◆ What needs to be done
Only one portion of the data is to be written out: from the line bearing "Rebuild this diagram" through the line bearing "(j2) at (574,708);". Write it exactly as it appears.

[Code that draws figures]
_ _ _ _
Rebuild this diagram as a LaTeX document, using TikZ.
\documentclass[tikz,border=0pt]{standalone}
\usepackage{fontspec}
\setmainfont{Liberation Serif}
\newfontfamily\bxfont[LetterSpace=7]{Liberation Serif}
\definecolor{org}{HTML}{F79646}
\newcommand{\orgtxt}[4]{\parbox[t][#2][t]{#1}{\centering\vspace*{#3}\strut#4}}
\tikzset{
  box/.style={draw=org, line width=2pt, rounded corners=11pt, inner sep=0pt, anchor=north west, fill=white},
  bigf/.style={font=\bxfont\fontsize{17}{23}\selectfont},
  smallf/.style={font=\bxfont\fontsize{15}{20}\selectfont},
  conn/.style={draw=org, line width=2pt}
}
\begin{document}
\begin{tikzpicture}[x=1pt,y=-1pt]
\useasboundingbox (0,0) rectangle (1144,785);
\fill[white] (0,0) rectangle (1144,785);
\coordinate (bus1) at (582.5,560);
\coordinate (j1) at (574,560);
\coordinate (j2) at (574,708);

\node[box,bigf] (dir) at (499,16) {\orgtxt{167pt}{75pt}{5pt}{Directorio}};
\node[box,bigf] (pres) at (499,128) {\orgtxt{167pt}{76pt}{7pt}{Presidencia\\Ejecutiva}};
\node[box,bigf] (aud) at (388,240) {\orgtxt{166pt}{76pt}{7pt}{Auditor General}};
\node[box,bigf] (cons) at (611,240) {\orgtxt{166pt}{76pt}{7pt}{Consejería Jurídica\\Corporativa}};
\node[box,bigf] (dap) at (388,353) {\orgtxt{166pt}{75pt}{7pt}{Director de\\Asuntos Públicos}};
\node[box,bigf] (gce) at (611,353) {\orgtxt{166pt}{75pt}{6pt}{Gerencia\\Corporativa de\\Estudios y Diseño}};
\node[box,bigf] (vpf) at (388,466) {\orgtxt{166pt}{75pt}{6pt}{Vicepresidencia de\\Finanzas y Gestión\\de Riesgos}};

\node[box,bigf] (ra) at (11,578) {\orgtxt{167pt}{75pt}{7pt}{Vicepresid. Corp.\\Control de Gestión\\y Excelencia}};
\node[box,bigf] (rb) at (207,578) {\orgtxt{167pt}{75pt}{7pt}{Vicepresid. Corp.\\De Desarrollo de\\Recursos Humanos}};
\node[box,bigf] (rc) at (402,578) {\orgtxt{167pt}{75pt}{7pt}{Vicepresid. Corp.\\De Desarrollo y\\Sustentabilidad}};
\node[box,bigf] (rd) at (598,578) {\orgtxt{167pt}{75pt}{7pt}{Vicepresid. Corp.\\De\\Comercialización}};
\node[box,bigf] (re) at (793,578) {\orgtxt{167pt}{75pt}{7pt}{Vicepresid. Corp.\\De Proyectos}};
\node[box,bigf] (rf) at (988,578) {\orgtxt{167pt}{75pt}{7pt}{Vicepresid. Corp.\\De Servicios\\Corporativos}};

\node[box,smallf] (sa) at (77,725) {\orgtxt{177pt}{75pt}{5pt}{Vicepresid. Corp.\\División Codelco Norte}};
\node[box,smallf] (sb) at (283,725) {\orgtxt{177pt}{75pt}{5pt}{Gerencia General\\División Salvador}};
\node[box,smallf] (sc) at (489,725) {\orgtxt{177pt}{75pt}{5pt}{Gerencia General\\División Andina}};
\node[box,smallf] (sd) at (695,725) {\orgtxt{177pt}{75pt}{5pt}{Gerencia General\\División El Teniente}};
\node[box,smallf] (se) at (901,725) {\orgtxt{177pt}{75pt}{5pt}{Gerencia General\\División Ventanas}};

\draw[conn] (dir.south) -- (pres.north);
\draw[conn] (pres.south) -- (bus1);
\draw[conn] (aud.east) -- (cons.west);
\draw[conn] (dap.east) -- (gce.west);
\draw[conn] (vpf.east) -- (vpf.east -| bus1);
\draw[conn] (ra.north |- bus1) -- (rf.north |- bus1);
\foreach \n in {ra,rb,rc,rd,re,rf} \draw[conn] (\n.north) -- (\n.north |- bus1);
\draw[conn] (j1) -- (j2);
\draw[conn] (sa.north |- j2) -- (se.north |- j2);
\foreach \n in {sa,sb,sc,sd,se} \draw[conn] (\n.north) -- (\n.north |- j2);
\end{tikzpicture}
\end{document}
_ _ _ _
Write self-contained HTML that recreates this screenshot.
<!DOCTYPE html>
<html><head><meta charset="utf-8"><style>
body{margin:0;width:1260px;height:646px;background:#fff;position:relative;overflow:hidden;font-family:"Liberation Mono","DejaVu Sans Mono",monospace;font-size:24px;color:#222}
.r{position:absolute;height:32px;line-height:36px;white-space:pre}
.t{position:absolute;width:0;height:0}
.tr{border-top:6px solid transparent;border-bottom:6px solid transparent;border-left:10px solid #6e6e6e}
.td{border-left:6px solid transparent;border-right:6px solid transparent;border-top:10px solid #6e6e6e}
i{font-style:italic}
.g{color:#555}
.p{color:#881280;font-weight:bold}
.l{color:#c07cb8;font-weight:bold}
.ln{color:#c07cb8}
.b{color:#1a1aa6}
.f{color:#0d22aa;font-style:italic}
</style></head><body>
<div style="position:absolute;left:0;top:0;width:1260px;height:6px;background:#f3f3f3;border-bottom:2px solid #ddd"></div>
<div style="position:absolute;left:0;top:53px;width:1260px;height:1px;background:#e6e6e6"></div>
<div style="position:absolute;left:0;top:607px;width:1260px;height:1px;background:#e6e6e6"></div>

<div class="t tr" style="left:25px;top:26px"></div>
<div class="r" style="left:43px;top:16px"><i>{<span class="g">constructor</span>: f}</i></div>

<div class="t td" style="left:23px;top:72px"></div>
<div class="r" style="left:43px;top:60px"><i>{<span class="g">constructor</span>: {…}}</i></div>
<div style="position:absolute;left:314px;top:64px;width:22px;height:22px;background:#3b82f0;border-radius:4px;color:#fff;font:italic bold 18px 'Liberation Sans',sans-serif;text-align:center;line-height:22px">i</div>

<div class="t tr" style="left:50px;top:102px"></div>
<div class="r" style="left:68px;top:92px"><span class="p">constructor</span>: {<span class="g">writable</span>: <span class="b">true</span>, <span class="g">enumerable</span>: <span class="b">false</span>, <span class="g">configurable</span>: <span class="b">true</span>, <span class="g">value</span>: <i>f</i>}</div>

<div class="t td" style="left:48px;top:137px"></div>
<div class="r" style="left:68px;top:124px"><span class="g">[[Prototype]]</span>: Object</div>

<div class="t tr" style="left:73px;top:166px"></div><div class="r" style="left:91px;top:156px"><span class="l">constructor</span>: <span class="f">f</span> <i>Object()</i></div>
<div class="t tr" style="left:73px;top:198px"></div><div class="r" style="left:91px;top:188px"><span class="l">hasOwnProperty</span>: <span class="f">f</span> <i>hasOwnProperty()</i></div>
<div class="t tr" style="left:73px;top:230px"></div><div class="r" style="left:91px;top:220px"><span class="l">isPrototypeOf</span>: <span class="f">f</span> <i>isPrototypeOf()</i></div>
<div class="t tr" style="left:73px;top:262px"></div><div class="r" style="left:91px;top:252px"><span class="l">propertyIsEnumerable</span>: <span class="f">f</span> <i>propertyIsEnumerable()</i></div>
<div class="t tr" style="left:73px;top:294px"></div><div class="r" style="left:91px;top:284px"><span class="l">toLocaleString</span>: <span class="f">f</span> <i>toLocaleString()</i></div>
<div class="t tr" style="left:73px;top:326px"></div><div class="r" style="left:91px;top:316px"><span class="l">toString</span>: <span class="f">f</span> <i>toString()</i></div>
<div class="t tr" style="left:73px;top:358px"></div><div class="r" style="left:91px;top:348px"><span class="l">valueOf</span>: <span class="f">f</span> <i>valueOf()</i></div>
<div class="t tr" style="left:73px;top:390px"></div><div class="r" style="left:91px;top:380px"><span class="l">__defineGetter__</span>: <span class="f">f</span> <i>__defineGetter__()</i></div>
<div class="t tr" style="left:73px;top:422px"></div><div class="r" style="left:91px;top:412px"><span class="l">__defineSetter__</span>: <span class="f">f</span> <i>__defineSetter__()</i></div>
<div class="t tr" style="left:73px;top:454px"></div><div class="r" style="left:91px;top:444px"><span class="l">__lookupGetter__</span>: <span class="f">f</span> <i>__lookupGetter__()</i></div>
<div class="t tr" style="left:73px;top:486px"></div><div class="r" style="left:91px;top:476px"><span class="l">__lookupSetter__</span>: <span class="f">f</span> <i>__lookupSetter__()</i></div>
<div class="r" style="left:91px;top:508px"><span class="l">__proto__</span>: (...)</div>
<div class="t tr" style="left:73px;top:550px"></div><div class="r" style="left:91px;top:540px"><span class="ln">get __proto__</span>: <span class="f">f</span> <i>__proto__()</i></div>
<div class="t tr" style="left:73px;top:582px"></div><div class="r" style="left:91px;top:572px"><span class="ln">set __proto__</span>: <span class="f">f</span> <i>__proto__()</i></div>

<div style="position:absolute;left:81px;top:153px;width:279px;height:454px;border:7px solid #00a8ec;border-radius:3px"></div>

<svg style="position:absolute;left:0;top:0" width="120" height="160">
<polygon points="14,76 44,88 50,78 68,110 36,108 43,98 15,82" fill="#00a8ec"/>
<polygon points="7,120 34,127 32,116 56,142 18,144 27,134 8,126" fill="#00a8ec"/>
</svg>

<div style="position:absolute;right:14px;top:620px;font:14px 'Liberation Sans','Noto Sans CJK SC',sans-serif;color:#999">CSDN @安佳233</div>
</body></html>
_ _ _ _
◆ Right answer
Rebuild this diagram as a LaTeX document, using TikZ.
\documentclass[tikz,border=0pt]{standalone}
\usepackage{fontspec}
\setmainfont{Liberation Serif}
\newfontfamily\bxfont[LetterSpace=7]{Liberation Serif}
\definecolor{org}{HTML}{F79646}
\newcommand{\orgtxt}[4]{\parbox[t][#2][t]{#1}{\centering\vspace*{#3}\strut#4}}
\tikzset{
  box/.style={draw=org, line width=2pt, rounded corners=11pt, inner sep=0pt, anchor=north west, fill=white},
  bigf/.style={font=\bxfont\fontsize{17}{23}\selectfont},
  smallf/.style={font=\bxfont\fontsize{15}{20}\selectfont},
  conn/.style={draw=org, line width=2pt}
}
\begin{document}
\begin{tikzpicture}[x=1pt,y=-1pt]
\useasboundingbox (0,0) rectangle (1144,785);
\fill[white] (0,0) rectangle (1144,785);
\coordinate (bus1) at (582.5,560);
\coordinate (j1) at (574,560);
\coordinate (j2) at (574,708);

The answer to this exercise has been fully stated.